If you believe a local ordinance is unlawful, you generally cannot skip straight to court. The exhaustion doctrine requires you to use whatever administrative appeal process the local government offers before seeking judicial review.4U.S. Department of Justice. Civil Resource Manual 34 – Exhaustion of Administrative Remedies That might mean appealing a zoning decision to a local board of appeals, requesting a hearing before a code enforcement board, or filing a formal complaint through the municipality’s administrative process. Skipping these steps typically gets your court case dismissed.

Once administrative remedies are exhausted, final agency action becomes subject to judicial review.5Office of the Law Revision Counsel. 5 USC 704 – Actions Reviewable Courts evaluate local ordinances using a tiered framework. Most ordinances receive rational basis review, the most deferential standard. Under rational basis, an ordinance is upheld if it is reasonably related to a legitimate government interest, even if the regulation is imperfect or debatable. The bar for striking down an ordinance under this standard is high. Courts apply strict scrutiny, a far more demanding test, only when an ordinance implicates a fundamental right or targets a suspect classification like race or religion. Under strict scrutiny, the government must show the ordinance is narrowly tailored to serve a compelling interest.

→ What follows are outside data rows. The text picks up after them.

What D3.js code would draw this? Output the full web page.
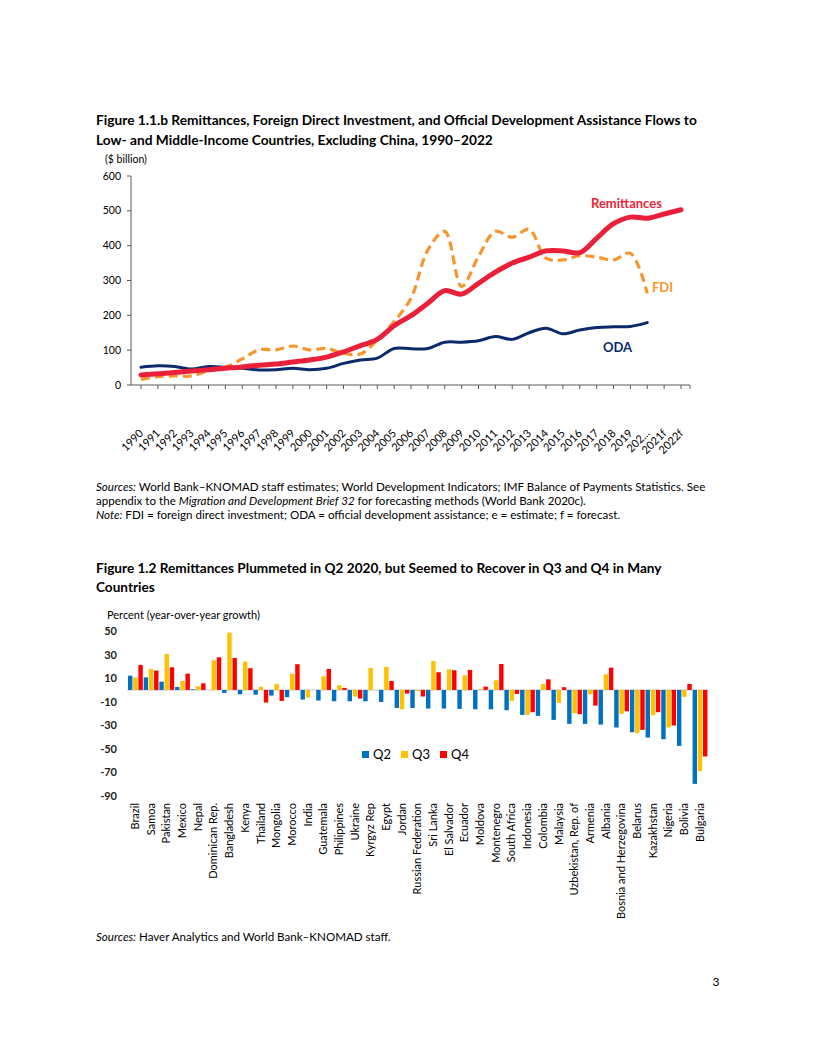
<!DOCTYPE html>
<html>
<head>
<meta charset="utf-8">
<script src="https://cdn.jsdelivr.net/npm/d3@7"></script>
<style>
  body { margin: 0; background: #fff; }
  svg text { font-family: Lato, "Open Sans", sans-serif; fill: #000; }
</style>
</head>
<body>
<svg id="page" width="816" height="1056"></svg>
<script>
// ---- figure 1.1.b data ($ billion) ----
var years = ["1990","1991","1992","1993","1994","1995","1996","1997","1998","1999",
  "2000","2001","2002","2003","2004","2005","2006","2007","2008","2009","2010",
  "2011","2012","2013","2014","2015","2016","2017","2018","2019","202...","2021f","2022f"];
var remittances = [29,32,36,40,44,48,52,57,60,66,72,80,95,113,131,170,199,235,271,261,292,
  324,350,367,385,385,380,421,463,482,479,491,503];
var fdi = [16,24,26,26,41,51,75,101,101,112,101,105,91,89,129,182,249,388,441,283,369,
  441,424,447,364,359,371,367,359,378,263,null,null];
var oda = [51,55,53,46,53,51,48,43,44,48,44,48,62,72,77,105,104,105,123,123,127,
  139,131,150,163,147,158,165,167,168,179,null,null];
var yTicksTop = [0,100,200,300,400,500,600];

// ---- figure 1.2 data (percent, year-over-year) ----
var countries = ["Brazil","Samoa","Pakistan","Mexico","Nepal","Dominican Rep.","Bangladesh",
  "Kenya","Thailand","Mongolia","Morocco","India","Guatemala","Philippines","Ukraine",
  "Kyrgyz Rep","Egypt","Jordan","Russian Federation","Sri Lanka","El Salvador","Ecuador",
  "Moldova","Montenegro","South Africa","Indonesia","Colombia","Malaysia",
  "Uzbekistan, Rep. of","Armenia","Albania","Bosnia and Herzegovina","Belarus",
  "Kazakhstan","Nigeria","Bolivia","Bulgaria"];
var q2 = [12.1,10.7,7,2.5,0.6,null,-2.5,-3.7,-4,-4.8,-6.2,-8.2,-9,-9.6,-9.6,-9.6,-10.2,
  -15.3,-15.3,-15.8,-15.8,-16.1,-16.4,-16.4,-17.2,-21.2,-22,-25.4,-28.8,-28.8,-29.4,
  -31.9,-35.9,-40.4,-41.8,-47.5,-79.7];
var q3 = [10.5,17.8,30.5,7.6,3.1,25.1,48.6,24,2.5,5.1,13.6,-6.5,11.6,4,-5.6,18.6,19.5,
  -16.4,-0.8,24.6,17.5,12.4,0.6,8.2,-9.3,-21.2,5.1,-11,-19.8,-3.7,13.3,-20.3,-36.7,
  -21.5,-31.9,-5.9,-68.9];
var q4 = [21.2,16.4,19.2,13.8,5.6,27.7,27.1,18.4,-10.7,-9.3,21.8,null,17.8,1.7,-7.3,null,
  7.6,-3.1,-5.6,15,16.7,17,2.8,22,-3.4,-18.9,9,2.3,-20.6,-13.3,18.9,-18.1,-33.9,-18.9,
  -30.2,5.1,-56.5];
var quarters = ["Q2","Q3","Q4"];
var qColors = ["#0070C0","#FFC000","#FF0000"];
var yTicksBar = [50,30,10,-10,-30,-50,-70,-90];

var svg = d3.select("#page");

// shrink/grow a text to a target width
function fitWidth(sel, w) {
  var len = sel.node().getComputedTextLength();
  var fs = parseFloat(sel.attr("font-size"));
  var nfs = fs * w / len;
  sel.attr("font-size", nfs);
  return nfs;
}

// ================= Figure 1.1.b =================
var t1 = svg.append("text").attr("x", 96).attr("y", 125).attr("font-size", 13)
  .attr("font-weight", "bold")
  .text("Figure 1.1.b Remittances, Foreign Direct Investment, and Official Development Assistance Flows to");
var fsT = fitWidth(t1, 601);
svg.append("text").attr("x", 96).attr("y", 145).attr("font-size", fsT).attr("font-weight", "bold")
  .text("Low- and Middle-Income Countries, Excluding China, 1990\u20132022");

svg.append("text").attr("x", 105).attr("y", 163).attr("font-size", 10.5).text("($ billion)");

var x = d3.scalePoint().domain(years).range([141, 681]);
var y = d3.scaleLinear().domain([0, 600]).range([385, 176]);

var gTop = svg.append("g");

// y axis
gTop.append("line").attr("x1", 131).attr("x2", 131).attr("y1", 176).attr("y2", 385)
  .attr("stroke", "#595959").attr("stroke-width", 1);
gTop.selectAll(".ytk").data(yTicksTop).enter().append("line")
  .attr("x1", 127).attr("x2", 131)
  .attr("y1", function(d) { return y(d); }).attr("y2", function(d) { return y(d); })
  .attr("stroke", "#595959");
gTop.selectAll(".ylab").data(yTicksTop).enter().append("text")
  .attr("x", 121).attr("y", function(d) { return y(d) + 3.5; })
  .attr("text-anchor", "end").attr("font-size", 10.5)
  .text(function(d) { return d; });

// x axis
gTop.append("line").attr("x1", 131).attr("x2", 690).attr("y1", 385).attr("y2", 385)
  .attr("stroke", "#595959");
gTop.selectAll(".xtk").data(years).enter().append("line")
  .attr("x1", function(d) { return x(d); }).attr("x2", function(d) { return x(d); })
  .attr("y1", 385).attr("y2", 389).attr("stroke", "#595959");
gTop.append("line").attr("x1", 690).attr("x2", 690).attr("y1", 385).attr("y2", 389)
  .attr("stroke", "#595959");
gTop.selectAll(".xlab").data(years).enter().append("text")
  .attr("text-anchor", "end").attr("font-size", 11)
  .attr("transform", function(d) { return "translate(" + (x(d) + 3) + ",434) rotate(-45)"; })
  .text(function(d) { return d; });

function drawLine(values, color, width, dash) {
  var line = d3.line()
    .defined(function(d) { return d != null; })
    .x(function(d, i) { return x(years[i]); })
    .y(function(d) { return y(d); })
    .curve(d3.curveCatmullRom.alpha(0.5));
  var p = gTop.append("path").datum(values)
    .attr("d", line).attr("fill", "none")
    .attr("stroke", color).attr("stroke-width", width)
    .attr("stroke-linecap", "round").attr("stroke-linejoin", "round");
  if (dash) p.attr("stroke-dasharray", dash).attr("stroke-linecap", "butt");
}
drawLine(oda, "#0C2A6B", 3);
drawLine(fdi, "#F7962E", 3.2, "9,5");
drawLine(remittances, "#EA1F3A", 5);

gTop.append("text").attr("x", 591).attr("y", 208)
  .attr("font-size", 13).attr("font-weight", "bold").style("fill", "#EA1F3A").text("Remittances");
gTop.append("text").attr("x", 652).attr("y", 292)
  .attr("font-size", 13).attr("font-weight", "bold").style("fill", "#F7962E").text("FDI");
gTop.append("text").attr("x", 603).attr("y", 352)
  .attr("font-size", 13).attr("font-weight", "bold").style("fill", "#0C2A6B").text("ODA");

// notes
var s1 = svg.append("text").attr("x", 96).attr("y", 491).attr("font-size", 10.5);
s1.append("tspan").attr("font-style", "italic").text("Sources:");
s1.append("tspan").text(" World Bank\u2013KNOMAD staff estimates; World Development Indicators; IMF Balance of Payments Statistics. See");
var fsN = fitWidth(s1, 610);
var s2 = svg.append("text").attr("x", 96).attr("y", 505).attr("font-size", fsN);
s2.append("tspan").text("appendix to the ");
s2.append("tspan").attr("font-style", "italic").text("Migration and Development Brief 32");
s2.append("tspan").text(" for forecasting methods (World Bank 2020c).");
var s3 = svg.append("text").attr("x", 96).attr("y", 519).attr("font-size", fsN);
s3.append("tspan").attr("font-style", "italic").text("Note:");
s3.append("tspan").text(" FDI = foreign direct investment; ODA = official development assistance; e = estimate; f = forecast.");

// ================= Figure 1.2 =================
var t2 = svg.append("text").attr("x", 96).attr("y", 573).attr("font-size", 13)
  .attr("font-weight", "bold")
  .text("Figure 1.2 Remittances Plummeted in Q2 2020, but Seemed to Recover in Q3 and Q4 in Many");
var fsT2 = fitWidth(t2, 566);
svg.append("text").attr("x", 96).attr("y", 592).attr("font-size", fsT2).attr("font-weight", "bold")
  .text("Countries");

svg.append("text").attr("x", 107).attr("y", 619).attr("font-size", 11)
  .text("Percent (year-over-year growth)");

var x0 = d3.scaleBand().domain(countries).range([127.2, 707.5]).padding(0);
var x1 = d3.scaleBand().domain(quarters).range([0.8, 15.6]).paddingInner(0.15);
var yb = d3.scaleLinear().domain([-90, 50]).range([796, 631]);

var gBar = svg.append("g");

gBar.selectAll(".yblab").data(yTicksBar).enter().append("text")
  .attr("x", 117).attr("y", function(d) { return yb(d) + 4; })
  .attr("text-anchor", "end").attr("font-size", 11).attr("font-weight", "bold")
  .style("fill", "#222")
  .text(function(d) { return d; });

gBar.append("line").attr("x1", 127).attr("x2", 708).attr("y1", yb(0)).attr("y2", yb(0))
  .attr("stroke", "#d9d9d9").attr("stroke-width", 1.5);

var series = [q2, q3, q4];
series.forEach(function(vals, k) {
  var rows = vals.map(function(v, i) { return { c: countries[i], v: v }; })
    .filter(function(r) { return r.v != null; });
  gBar.selectAll(".bar" + k).data(rows).enter().append("rect")
    .attr("x", function(r) { return x0(r.c) + x1(quarters[k]); })
    .attr("width", x1.bandwidth())
    .attr("y", function(r) { return yb(Math.max(0, r.v)); })
    .attr("height", function(r) { return Math.abs(yb(r.v) - yb(0)); })
    .attr("fill", qColors[k]);
});

gBar.selectAll(".clab").data(countries).enter().append("text")
  .attr("text-anchor", "end").attr("font-size", 11)
  .attr("transform", function(d) {
    return "translate(" + (x0(d) + x0.bandwidth() / 2 + 4) + ",803) rotate(-90)";
  })
  .text(function(d) { return d; });

// legend
var leg = gBar.selectAll(".leg").data(quarters).enter().append("g")
  .attr("transform", function(d, i) { return "translate(" + (362 + i * 39) + ",751)"; });
leg.append("rect").attr("width", 7).attr("height", 7)
  .attr("fill", function(d, i) { return qColors[i]; });
leg.append("text").attr("x", 11).attr("y", 7.5).attr("font-size", 13)
  .text(function(d) { return d; });

var s4 = svg.append("text").attr("x", 96).attr("y", 941).attr("font-size", fsN);
s4.append("tspan").attr("font-style", "italic").text("Sources:");
s4.append("tspan").text(" Haver Analytics and World Bank\u2013KNOMAD staff.");

svg.append("text").attr("x", 716).attr("y", 986).attr("text-anchor", "middle")
  .attr("font-size", 12).text("3");
</script>
</body>
</html>
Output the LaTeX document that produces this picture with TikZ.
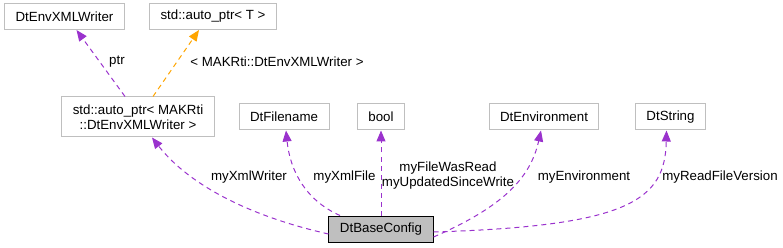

Challenges to home rule ordinances most commonly succeed on preemption grounds rather than constitutional ones. If you can show that the local regulation conflicts with a state statute or enters a field the state has claimed for itself, the ordinance falls without needing to prove a constitutional violation. This practical reality means that the first question in any challenge should be whether the state has already spoken on the subject, because that is almost always the faster and more reliable path to relief.